La notion du temps change. On n’a pas le choix, le rythme ralentit et on s'attarde aux détails qui font du bien, on revisite nos 5 sens différemment. On évacue la pression, on développe son écoute, on apprend à ne pas trop s'en faire et on voit la vie sous un nouveau jour.

 

Être confronté à leur perte d'autonomie, leur condition, la présence ou non de leur famille, ça m'a ramenée à ma propre situation. Je suis jeune, j'ai la santé, de l'énergie et ma famille se porte bien. Et puis, je me suis demandée... suis-je en train de perdre mon temps?
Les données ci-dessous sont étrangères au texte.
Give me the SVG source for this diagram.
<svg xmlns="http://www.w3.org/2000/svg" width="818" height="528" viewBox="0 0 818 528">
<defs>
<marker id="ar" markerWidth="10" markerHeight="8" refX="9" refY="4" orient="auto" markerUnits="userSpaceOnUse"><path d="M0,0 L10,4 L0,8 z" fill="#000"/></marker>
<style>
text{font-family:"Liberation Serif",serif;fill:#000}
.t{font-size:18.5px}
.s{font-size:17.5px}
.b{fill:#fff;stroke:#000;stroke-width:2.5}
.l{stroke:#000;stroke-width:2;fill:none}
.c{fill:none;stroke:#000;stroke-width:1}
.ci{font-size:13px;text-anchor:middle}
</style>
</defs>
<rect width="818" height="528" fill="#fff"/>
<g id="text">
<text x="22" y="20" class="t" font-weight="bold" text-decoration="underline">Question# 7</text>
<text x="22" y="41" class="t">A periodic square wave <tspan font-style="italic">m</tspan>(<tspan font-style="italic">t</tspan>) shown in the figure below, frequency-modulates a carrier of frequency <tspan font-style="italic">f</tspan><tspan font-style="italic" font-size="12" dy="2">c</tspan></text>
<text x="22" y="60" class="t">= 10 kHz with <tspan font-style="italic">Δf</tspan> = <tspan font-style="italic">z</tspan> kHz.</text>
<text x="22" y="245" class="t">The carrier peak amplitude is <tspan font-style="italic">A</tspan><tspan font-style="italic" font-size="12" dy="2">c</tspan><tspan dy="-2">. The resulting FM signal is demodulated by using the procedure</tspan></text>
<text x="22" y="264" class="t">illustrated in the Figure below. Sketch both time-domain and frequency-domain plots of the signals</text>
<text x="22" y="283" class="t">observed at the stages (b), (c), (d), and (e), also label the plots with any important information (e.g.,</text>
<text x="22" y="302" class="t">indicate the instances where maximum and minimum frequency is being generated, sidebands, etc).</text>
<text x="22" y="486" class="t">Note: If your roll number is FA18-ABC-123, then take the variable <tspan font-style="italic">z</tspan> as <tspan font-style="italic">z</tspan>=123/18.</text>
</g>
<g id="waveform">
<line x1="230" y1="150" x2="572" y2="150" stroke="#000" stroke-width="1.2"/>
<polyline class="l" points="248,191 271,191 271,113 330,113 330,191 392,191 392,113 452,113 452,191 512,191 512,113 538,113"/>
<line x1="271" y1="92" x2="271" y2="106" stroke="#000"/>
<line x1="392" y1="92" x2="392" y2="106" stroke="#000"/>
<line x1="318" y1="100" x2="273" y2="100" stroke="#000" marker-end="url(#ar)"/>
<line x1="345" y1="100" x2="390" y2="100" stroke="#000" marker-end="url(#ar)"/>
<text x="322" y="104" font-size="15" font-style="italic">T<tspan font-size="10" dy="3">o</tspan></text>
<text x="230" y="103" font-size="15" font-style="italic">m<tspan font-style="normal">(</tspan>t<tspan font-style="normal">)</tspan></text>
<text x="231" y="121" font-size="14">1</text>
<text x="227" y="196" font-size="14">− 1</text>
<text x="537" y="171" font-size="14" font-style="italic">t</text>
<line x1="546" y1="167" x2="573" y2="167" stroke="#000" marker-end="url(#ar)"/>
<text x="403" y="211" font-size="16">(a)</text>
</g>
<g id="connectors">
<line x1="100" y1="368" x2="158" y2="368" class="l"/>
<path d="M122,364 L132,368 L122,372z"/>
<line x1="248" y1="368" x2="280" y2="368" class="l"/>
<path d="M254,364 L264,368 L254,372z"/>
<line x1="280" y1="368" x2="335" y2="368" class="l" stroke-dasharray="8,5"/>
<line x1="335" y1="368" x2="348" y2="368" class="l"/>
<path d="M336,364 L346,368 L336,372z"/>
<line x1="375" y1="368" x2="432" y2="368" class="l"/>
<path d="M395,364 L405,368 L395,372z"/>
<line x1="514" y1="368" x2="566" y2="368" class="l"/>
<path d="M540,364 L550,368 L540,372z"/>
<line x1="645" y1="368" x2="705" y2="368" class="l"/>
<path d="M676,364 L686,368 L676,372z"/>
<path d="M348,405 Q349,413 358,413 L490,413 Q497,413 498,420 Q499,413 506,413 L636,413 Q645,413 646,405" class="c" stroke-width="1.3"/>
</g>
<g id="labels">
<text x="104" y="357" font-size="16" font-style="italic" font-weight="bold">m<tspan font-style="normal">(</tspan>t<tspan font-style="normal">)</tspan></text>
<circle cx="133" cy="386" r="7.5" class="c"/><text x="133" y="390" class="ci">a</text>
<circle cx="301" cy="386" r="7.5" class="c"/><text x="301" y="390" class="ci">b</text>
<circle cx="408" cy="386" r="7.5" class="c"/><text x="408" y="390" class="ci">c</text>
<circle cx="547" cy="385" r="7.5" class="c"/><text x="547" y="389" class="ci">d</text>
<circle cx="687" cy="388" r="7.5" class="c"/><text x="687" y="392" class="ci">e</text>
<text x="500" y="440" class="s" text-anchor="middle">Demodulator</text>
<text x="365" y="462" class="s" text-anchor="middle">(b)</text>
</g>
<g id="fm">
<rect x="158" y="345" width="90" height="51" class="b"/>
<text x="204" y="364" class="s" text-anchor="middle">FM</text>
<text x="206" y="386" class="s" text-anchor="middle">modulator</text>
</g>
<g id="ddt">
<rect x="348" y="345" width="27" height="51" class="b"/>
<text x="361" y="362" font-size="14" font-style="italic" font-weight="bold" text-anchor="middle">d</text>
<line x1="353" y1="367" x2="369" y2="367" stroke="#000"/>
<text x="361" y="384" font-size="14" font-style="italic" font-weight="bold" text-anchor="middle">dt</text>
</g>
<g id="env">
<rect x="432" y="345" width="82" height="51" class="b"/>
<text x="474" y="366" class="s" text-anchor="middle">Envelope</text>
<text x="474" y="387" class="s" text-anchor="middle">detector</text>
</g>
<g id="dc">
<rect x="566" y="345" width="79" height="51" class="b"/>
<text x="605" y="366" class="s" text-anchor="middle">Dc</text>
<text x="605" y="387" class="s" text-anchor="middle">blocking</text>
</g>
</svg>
Pendant que leur temps à eux s'écoule, qu'ils perdent leurs capacités, que leur savoir concret et tangible s'envole, qu'est-ce que je fais? Leur savoir. Ça m'a saisie de plein fouet. Je travaillais avec des bibliothèques de savoir et de vécues dont les tablettes cédaient une après l'autre.

 

J'ai entendu tellement de "j'aurais donc dû" de la part des proches. "J'aurais dû m'intéresser à son jardin, maintenant elle ne peut même plus m'expliquer comment on fait.", "J'aurais dû le visiter plus souvent", "J'aurais dû le prendre plus en photo, je n’ai pas beaucoup de souvenirs", "J'aurais aimé qu'elle m'apprenne à peindre, elle le faisait tellement bien", J'aurais dû.... J'aurais donc dû!

 

Qu'arrivera-t-il lorsque nos bibliothèques auront disparu en emportant avec elles les meilleurs trucs et conseils de jardinage, de chasse et pêche, de tricot, de recettes de pain et de remèdes maison? Seront-ils remplacés par d'autres? Y a-t-il encore des gens pour s'intéresser à eux?

 

Et encore, le retour de cette angoisse. Est-ce que je m'intéresse suffisamment à mes grands-parents? Serais-je là pour eux et mes parents à leur tour? Aurais-je assez d'écoute pour sentir les premiers signes de faiblesse? Je le souhaite. Mais je n'ai que 22 ans. Plus j'accumulais les questions sans réponses, plus je me sentais impuissante face à la vie qui va et rassurée face à ce qui s'en vient.

 

En terminant mon contrat et en déménageant à Trois-Rivières, j'avais envie de canaliser cette énergie dans un projet qui m'apporterait du bien, du réconfort et de la satisfaction personnelle.  Puis, j'ai rencontré Alexandra, et les Occupées sont nées. Lentement, mais sûrement.

 

Toutes deux habitées par cette envie de ralentir un peu la machine de temps à autre pour prendre soin de nous et de nos proches, nous avons sans le vouloir créer une petite communauté autour de nous. Une communauté de personnes remplies de bonnes idées, débordantes de projets et de talents et toutes désireuses de vouloir trouver un équilibre dans le tourbillon vivant du quotidien. Ralentir pour trouver un équilibre. Simplifier pour apprécier davantage. Réduire pour s'y retrouver. Tout cela, sans arrêter ce qui nous fait plaisir et ce qu'on fait de mieux: créer.